Lauzun and his personal history make interesting reading for one versed in things Italian and French. He made a famous mot when being transported to his mountain prison. He was requested from time to time to descend from his carriage, whenever by chance it had got stuck in the mud or wedged between offending rocks. With much apology he was begged to descend. “Oh! this is nothing; these little misfortunes of travel are nothing of moment compared to the object of my journey.” Other prisoners may have put things similarly, but hardly with the same grace of diction.

Let no automobilist, on leaving Turin, come out by way of Pinerolo unless he is prepared for a detour of a hundred kilometres, a rise of 2,000 metres and a drop down again to 1,300 metres at Cesana Tarinese, where he strikes the main road over the Col de Mont Cenis to Modane in France, or via the Col de Mont Genevre to Briançon. The direct road from Turin is via Rivoli and Suse.

Not every traveller in Italy knows the half-hidden out-of-the-way Val d’Aoste, the obvious gateway from Turin to the north via the Col du Saint Bernard. Travellers by rail rush through via the Simplon or Mont Cenis and know not the delights and joys which possess the traveller by road as he plunges into the heart of the Alps through the gateway of the Val d’Aoste.

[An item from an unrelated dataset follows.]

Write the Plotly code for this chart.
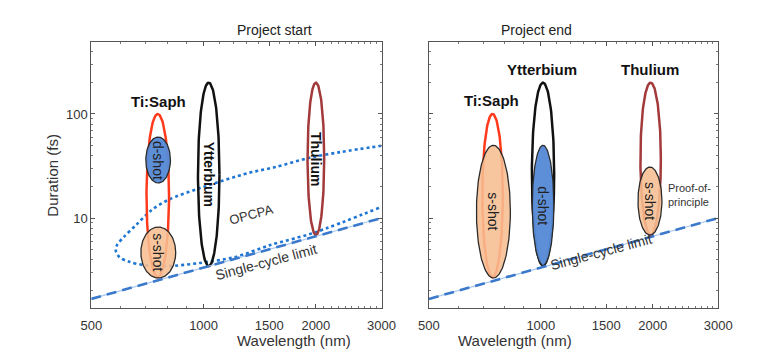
import numpy as np
import plotly.graph_objects as go

# ---------------- data ----------------
# Laser sources: wavelength range (nm) and duration range (fs)
src_names = ["Ti:Saph", "Ytterbium", "Thulium"]
start_src_wl_min = [703, 966, 1900]
start_src_wl_max = [808, 1103, 2106]
start_src_T_min = [2.7, 3.45, 6.87]
start_src_T_max = [100, 200, 200]

end_src_wl_min = [696, 946, 1853]
end_src_wl_max = [790, 1086, 2103]
end_src_T_min = [2.7, 3.5, 6.87]
end_src_T_max = [100, 200, 200]

# compression ("shot") regions
start_shot_names = ["d-shot", "s-shot"]
start_shot_kind = ["d", "s"]
start_shot_wl_min = [700, 679]
start_shot_wl_max = [815, 842]
start_shot_T_min = [21.7, 2.65]
start_shot_T_max = [60, 8.2]

end_shot_names = ["s-shot", "d-shot", "s-shot"]
end_shot_kind = ["s", "d", "s"]
end_shot_wl_min = [671, 948, 1825]
end_shot_wl_max = [828, 1084, 2117]
end_shot_T_min = [2.65, 3.5, 6.87]
end_shot_T_max = [50, 50, 30.9]

# single-cycle limit
cycle_wl = [500, 3000]
cycle_T = [1.67, 10]

# OPCPA region boundary (closed, clipped by the axis)
opcpa_wl = [3000, 2333, 1914, 1561, 1320, 978, 803, 725, 660, 612, 586, 582,
            595, 632, 695, 803, 978, 1209, 1510, 1972, 3000]
opcpa_T = [49.5, 43.1, 37.8, 30.9, 27.1, 19.4, 14.9, 11.9, 8.6, 6.6, 5.5, 4.8,
           4.2, 3.8, 3.52, 3.45, 3.7, 4.2, 5.5, 7.2, 12.8]

x_ticks = [500, 1000, 1500, 2000, 3000]
y_ticks = [10, 100]

# ---------------- styling ----------------
FONT = "Liberation Sans, Arial, sans-serif"
src_colors = ["#ff3a1c", "#111111", "#a2393b"]
shot_fill = {"d": "rgba(86,138,214,0.96)", "s": "rgba(247,190,145,0.88)"}


def ellipse(wmin, wmax, tmin, tmax, n=160):
    t = np.linspace(0, 2 * np.pi, n)
    lx0, lx1 = np.log10(wmin), np.log10(wmax)
    ly0, ly1 = np.log10(tmin), np.log10(tmax)
    lx = (lx0 + lx1) / 2 + (lx1 - lx0) / 2 * np.cos(t)
    ly = (ly0 + ly1) / 2 + (ly1 - ly0) / 2 * np.sin(t)
    return 10 ** lx, 10 ** ly


def center(wmin, wmax, tmin, tmax):
    return (np.log10(wmin) + np.log10(wmax)) / 2, (np.log10(tmin) + np.log10(tmax)) / 2


fig = go.Figure()
annotations = []


def add_panel(xa, ya, src_wmin, src_wmax, src_tmin, src_tmax,
              sh_names, sh_kind, sh_wmin, sh_wmax, sh_tmin, sh_tmax,
              with_opcpa):
    xr, yr = xa.replace("axis", ""), ya.replace("axis", "")
    if with_opcpa:
        fig.add_trace(go.Scatter(x=opcpa_wl, y=opcpa_T, mode="lines",
                                 line=dict(color="#1f76d2", width=2.6, dash="dot",
                                           shape="spline", smoothing=0.9),
                                 xaxis=xr, yaxis=yr, hoverinfo="skip"))
    for i in range(3):
        ex, ey = ellipse(src_wmin[i], src_wmax[i], src_tmin[i], src_tmax[i])
        fig.add_trace(go.Scatter(x=ex, y=ey, mode="lines",
                                 line=dict(color=src_colors[i], width=2.5),
                                 xaxis=xr, yaxis=yr, hoverinfo="skip"))
    for j in range(len(sh_names)):
        ex, ey = ellipse(sh_wmin[j], sh_wmax[j], sh_tmin[j], sh_tmax[j])
        fig.add_trace(go.Scatter(x=ex, y=ey, mode="lines", fill="toself",
                                 fillcolor=shot_fill[sh_kind[j]],
                                 line=dict(color="#2b2b2b", width=1.3),
                                 xaxis=xr, yaxis=yr, hoverinfo="skip"))
        cx, cy = center(sh_wmin[j], sh_wmax[j], sh_tmin[j], sh_tmax[j])
        annotations.append(dict(x=cx, y=cy, xref=xr, yref=yr, text=sh_names[j],
                                textangle=90, showarrow=False,
                                font=dict(family=FONT, size=14, color="#222")))
    fig.add_trace(go.Scatter(x=cycle_wl, y=cycle_T, mode="lines",
                             line=dict(color="#a9c8ee", width=1.2),
                             xaxis=xr, yaxis=yr, hoverinfo="skip"))
    fig.add_trace(go.Scatter(x=cycle_wl, y=cycle_T, mode="lines",
                             line=dict(color="#3b79cb", width=2.6, dash="10px,6px"),
                             xaxis=xr, yaxis=yr, hoverinfo="skip"))


add_panel("xaxis", "yaxis", start_src_wl_min, start_src_wl_max, start_src_T_min, start_src_T_max,
          start_shot_names, start_shot_kind, start_shot_wl_min, start_shot_wl_max,
          start_shot_T_min, start_shot_T_max, True)
add_panel("xaxis2", "yaxis2", end_src_wl_min, end_src_wl_max, end_src_T_min, end_src_T_max,
          end_shot_names, end_shot_kind, end_shot_wl_min, end_shot_wl_max,
          end_shot_T_min, end_shot_T_max, False)

L = np.log10
annotations += [
    dict(x=L(756), y=L(133), xref="x", yref="y", text="<b>Ti:Saph</b>", showarrow=False,
         font=dict(family=FONT, size=15, color="#111")),
    dict(x=np.mean([L(start_src_wl_min[1]), L(start_src_wl_max[1])]),
         y=np.mean([L(start_src_T_min[1]), L(start_src_T_max[1])]),
         xref="x", yref="y", text="<b>Ytterbium</b>", textangle=90, showarrow=False,
         font=dict(family=FONT, size=14, color="#111")),
    dict(x=np.mean([L(start_src_wl_min[2]), L(start_src_wl_max[2])]),
         y=np.mean([L(start_src_T_min[2]), L(start_src_T_max[2])]),
         xref="x", yref="y", text="<b>Thulium</b>", textangle=90, showarrow=False,
         font=dict(family=FONT, size=14, color="#111")),
    dict(x=L(1344), y=L(10.7), xref="x", yref="y", text="OPCPA", textangle=-15,
         showarrow=False, font=dict(family=FONT, size=13, color="#333")),
    dict(x=L(1471), y=L(3.78), xref="x", yref="y", text="Single-cycle limit", textangle=-15,
         showarrow=False, font=dict(family=FONT, size=14, color="#333")),
    dict(x=L(738), y=L(136), xref="x2", yref="y2", text="<b>Ti:Saph</b>", showarrow=False,
         font=dict(family=FONT, size=15, color="#111")),
    dict(x=L(1010), y=L(265), xref="x2", yref="y2", text="<b>Ytterbium</b>", showarrow=False,
         font=dict(family=FONT, size=15, color="#111")),
    dict(x=L(1968), y=L(265), xref="x2", yref="y2", text="<b>Thulium</b>", showarrow=False,
         font=dict(family=FONT, size=15, color="#111")),
    dict(x=L(2165), y=L(16.6), xref="x2", yref="y2", text="Proof-of-<br>principle",
         xanchor="left", align="left", showarrow=False,
         font=dict(family=FONT, size=11, color="#333")),
    dict(x=L(1449), y=L(4.71), xref="x2", yref="y2", text="Single-cycle limit", textangle=-15,
         showarrow=False, font=dict(family=FONT, size=14, color="#333")),
    dict(x=232 / 768, y=1 - 30 / 353, xref="paper", yref="paper", text="Project start",
         yanchor="middle", showarrow=False, font=dict(family=FONT, size=14, color="#222")),
    dict(x=582 / 768, y=1 - 30 / 353, xref="paper", yref="paper", text="Project end",
         yanchor="middle", showarrow=False, font=dict(family=FONT, size=14, color="#222")),
    dict(x=42 / 768, y=1 - 175 / 353, xref="paper", yref="paper", text="Duration (fs)",
         xanchor="center", yanchor="middle",
         textangle=-90, showarrow=False, font=dict(family=FONT, size=15, color="#333")),
    dict(x=232 / 768, y=1 - 340 / 353, xref="paper", yref="paper", text="Wavelength (nm)",
         yanchor="middle", showarrow=False, font=dict(family=FONT, size=15, color="#333")),
    dict(x=582 / 768, y=1 - 340 / 353, xref="paper", yref="paper", text="Wavelength (nm)",
         yanchor="middle", showarrow=False, font=dict(family=FONT, size=15, color="#333")),
]

x_minor = [v for v in range(600, 3000, 100) if v not in x_ticks]
y_minor = list(range(2, 10)) + list(range(20, 100, 10)) + list(range(200, 600, 100))

ydom = [1 - 308 / 353, 1 - 42 / 353]
common_x = dict(type="log", range=[L(500), L(3000)], tickmode="array", tickvals=x_ticks,
                ticktext=[str(v) for v in x_ticks], ticks="inside", ticklen=4,
                tickcolor="#555", showline=True, linecolor="#555", linewidth=1,
                mirror="allticks", showgrid=False, zeroline=False, ticklabelstandoff=5,
                tickfont=dict(family=FONT, size=13, color="#333"),
                minor=dict(tickmode="array", tickvals=x_minor, ticks="inside", ticklen=2,
                           tickcolor="#777", showgrid=False))
common_y = dict(type="log", range=[0.135, 2.692], tickmode="array", tickvals=y_ticks,
                ticks="inside", ticklen=4, tickcolor="#555", showline=True, linecolor="#555",
                linewidth=1, mirror="allticks", showgrid=False, zeroline=False,
                tickfont=dict(family=FONT, size=13, color="#333"),
                minor=dict(tickmode="array", tickvals=y_minor, ticks="inside", ticklen=2,
                           tickcolor="#777", showgrid=False), domain=ydom)

fig.update_layout(
    width=768, height=353, margin=dict(l=0, r=0, t=0, b=0),
    paper_bgcolor="white", plot_bgcolor="white", showlegend=False,
    xaxis=dict(common_x, domain=[83 / 768, 383 / 768], anchor="y"),
    yaxis=dict(common_y, anchor="x", ticktext=["10", "100"]),
    xaxis2=dict(common_x, domain=[432 / 768, 731 / 768], anchor="y2"),
    yaxis2=dict(common_y, anchor="x2", showticklabels=False),
    annotations=annotations,
)

fig.write_html("out.html")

The Val d’Aoste, less than a hundred kilometres, all counted, has more scenic and architectural surprises than any similar strip in Europe, but it is not a piste to be raced over by the scorching automobilist at sixty miles an hour. On the contrary it can not be done with satisfaction in less than a day, even by the most blasé of tourists. The railway also ascends the valley as far as Aoste, and one may cross over by coach into France or Switzerland by either the Col du Petit Saint Bernard or the Col du Grand Saint Bernard. It is worth doing!

The whole Val d’Aoste is one great reminder of feudal days and feudal ways. Curiously enough, too, in this part of Piedmont the aspect is as much French as Italian, and so too is the speech of the people. At Courmayer, for instance, the street and shop signs are all in French, and ’om the diminutive of homme replaces the Italian uomo; cheur stands for cœur and sita for cité and citta. This patois is universal through the upper valleys, and if one has any familiarity with the patois of Provence it will not be found so very strange. French, however, is very commonly understood throughout Piedmont, more so than elsewhere in north Italy, where, for a fact, a German will find his way about much more readily than a Frenchman.

One blemish lies all over the Val d’Aoste. It was greatly to be remarked by travellers of two or three generations ago and is still in evidence if one looks for it, though actually it is decreasing. Large numbers of the population are of the afflicted class known as Cretins, and many more suffer from goitre. It is claimed that these diseases come from a squalid filthiness, but the lie is given to this theory by the fact that there is no apparent filthiness. The diseases are evidently hereditary, and at some time anterior to their appearance here they were already known elsewhere. They are then results of an extraneous condition of affairs imported and developed here in this smiling valley through the heedlessness of some one. There are certain neighbourhoods, as at Courmayer and Ivrea, where they do not exist at all, but in other localities, and for a radius of ten kilometres roundabout, they are most prevalent.

The southern gateway to the Val d’Aoste is the snug little mountain of Ivrea, 50 kilometres from Turin. The cheese and butter of the Italian Alps, known throughout the European market as Beurre de Milan, is mostly produced in this neighbourhood, and the ten thousand souls who live here draw almost their entire livelihood from these products. Ivrea has an old Castle of imposing, though somewhat degenerate, presence. It has been badly disfigured in the restorations of later years, but two of its numerous brick towers of old still retain their crenelated battlements. The place itself is of great antiquity, and Strabon has put it on record that 3,600 of the inhabitants of the Val d’Aoste were once sold en bloc in the streets of Ivrea by Terentius Varro, their captor.

The Val d’Aoste, from Ivrea to Courmayer, about one hundred kilometres, will some day come to its own as a popular touring ground, but that time is not yet. When the time comes any who will may know all the delights of Switzerland’s high valleys without suffering from the manifest drawback of overexploitation. One doesn’t necessarily want to drink beer before every waterfall or listen to a yoedel in every cavern. What is more to the point is that one may here find simple, unobtrusive attention on the part of hotel keepers and that at a price in keeping with the surroundings. This you get in the Val d’Aoste and throughout the Alps of Piedmont, Dauphiny and Savoy.

Up high in the Val d’Aoste lies a battery of little Alpine townlets scarce known even by name, though possessed of a momentous history and often of architectural monuments marvellously imposing in their grandeur and beauty.

Near Pont Saint Martin, high above the torrent of the Doire, is the picturesque feudal castle of Montalto, a name famous in Italian annals of the middle ages.